Anne Marie Waters
Tuesday July 21st 2020
I say the state of the economy today is unknown because it felt like the only appropriate word (other than “terrifying” which probably wouldn’t help the situation!)
The government’s furlough scheme will soon end, and then UK business will need to stand on its own feet again in terms of staff costs, which will inevitably mean job losses: the “unknown” element refers to how many.
This isn’t a UK problem though, this is a major global problem. This week for example, the President of Microsoft Brad Smith said the world is facing job losses of quarter of a billion, many of which are gone for good. This is because post-coronavirus, the world will become more digital and more and more of our lives will be lived online. This of course means major change for the global economy because how we do business, or buy products, will never be the same.

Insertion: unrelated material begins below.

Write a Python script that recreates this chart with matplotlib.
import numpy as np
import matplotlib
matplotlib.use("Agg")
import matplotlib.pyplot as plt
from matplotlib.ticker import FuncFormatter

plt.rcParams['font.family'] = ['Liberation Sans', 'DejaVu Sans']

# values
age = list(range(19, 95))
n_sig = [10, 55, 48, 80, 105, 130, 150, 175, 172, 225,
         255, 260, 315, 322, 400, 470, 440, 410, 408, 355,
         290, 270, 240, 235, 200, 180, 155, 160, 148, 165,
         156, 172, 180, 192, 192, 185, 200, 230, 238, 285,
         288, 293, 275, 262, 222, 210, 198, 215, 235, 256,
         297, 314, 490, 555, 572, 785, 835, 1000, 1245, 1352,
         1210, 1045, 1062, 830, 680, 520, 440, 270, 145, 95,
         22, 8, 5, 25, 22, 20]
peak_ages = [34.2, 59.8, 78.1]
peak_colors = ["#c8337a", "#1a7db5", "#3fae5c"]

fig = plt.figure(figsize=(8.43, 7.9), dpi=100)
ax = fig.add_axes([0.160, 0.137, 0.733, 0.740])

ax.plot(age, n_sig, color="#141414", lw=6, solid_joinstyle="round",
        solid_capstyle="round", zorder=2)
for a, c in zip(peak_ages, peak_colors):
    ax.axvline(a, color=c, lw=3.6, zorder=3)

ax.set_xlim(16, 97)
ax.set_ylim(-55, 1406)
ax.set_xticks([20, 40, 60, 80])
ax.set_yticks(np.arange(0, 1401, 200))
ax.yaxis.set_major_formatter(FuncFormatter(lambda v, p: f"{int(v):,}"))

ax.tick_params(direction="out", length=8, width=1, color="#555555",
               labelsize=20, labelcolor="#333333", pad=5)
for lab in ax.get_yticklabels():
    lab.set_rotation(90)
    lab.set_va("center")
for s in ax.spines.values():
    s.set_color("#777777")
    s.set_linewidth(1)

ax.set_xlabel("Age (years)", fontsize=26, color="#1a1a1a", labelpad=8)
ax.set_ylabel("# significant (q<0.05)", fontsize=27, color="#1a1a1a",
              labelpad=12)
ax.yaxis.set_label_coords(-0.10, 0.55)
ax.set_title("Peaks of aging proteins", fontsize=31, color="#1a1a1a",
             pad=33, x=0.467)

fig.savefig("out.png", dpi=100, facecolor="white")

The situation is reflected here in the UK as we experience a “spike” in IT job advertisements. According to the Recruitment & Employment Confederation, demand for web designers and developers has risen by 15.5% since June.
Deputy chief executive of TechUK Antony Walker said “We’ve seen two years of digital transformation happening in the space of two weeks. A lot of business leaders we’ve been talking to, and survey data, shows that digital will be more important to their business, as a result of the coronavirus pandemic.”
Employment figures in Britain are dropping as can be expected, with 34,000 more unemployed in April to reach a figure of 1.3 million.
The rise in IT jobs is both good and bad news; good news for those who are trained, bad news for those who are not. Non-IT jobs it seems are becoming more and more rare.
Meanwhile, UK borrowing is up. In fact, it’s at record levels. The government borrowed a record £127.9bn between April and June as it tries to keep on top of coronavirus costs. (Prior to the pandemic, Britain was already in debt to the tune of 85% of GDP). This borrowing is unlikely to stop any time soon.
Meanwhile, public sector workers such as doctors and teachers are to receive an above-inflation payrise. Few would argue with a pay rise in normal circumstances, but given the strain already placed on the public purse, one wonders sometimes where Rishi Sunak is getting all this money from – and how he intends to pay it back.
There have been times through this pandemic that Sunak’s pockets have appeared rather deep and I suspect I’m not the only one somewhat on edge about how much deeper they can get.
Across in Brussels, the EU has finally come to an agreement about post-coronavirus help for business. It has set aside 750 billion euros for the task. I can’t help but wonder if it’s too little, too late. The EU showed itself as staggeringly inept in dealing with this crisis, but luckily, after December 31st, that’s one coronavirus problem we won’t have to deal with.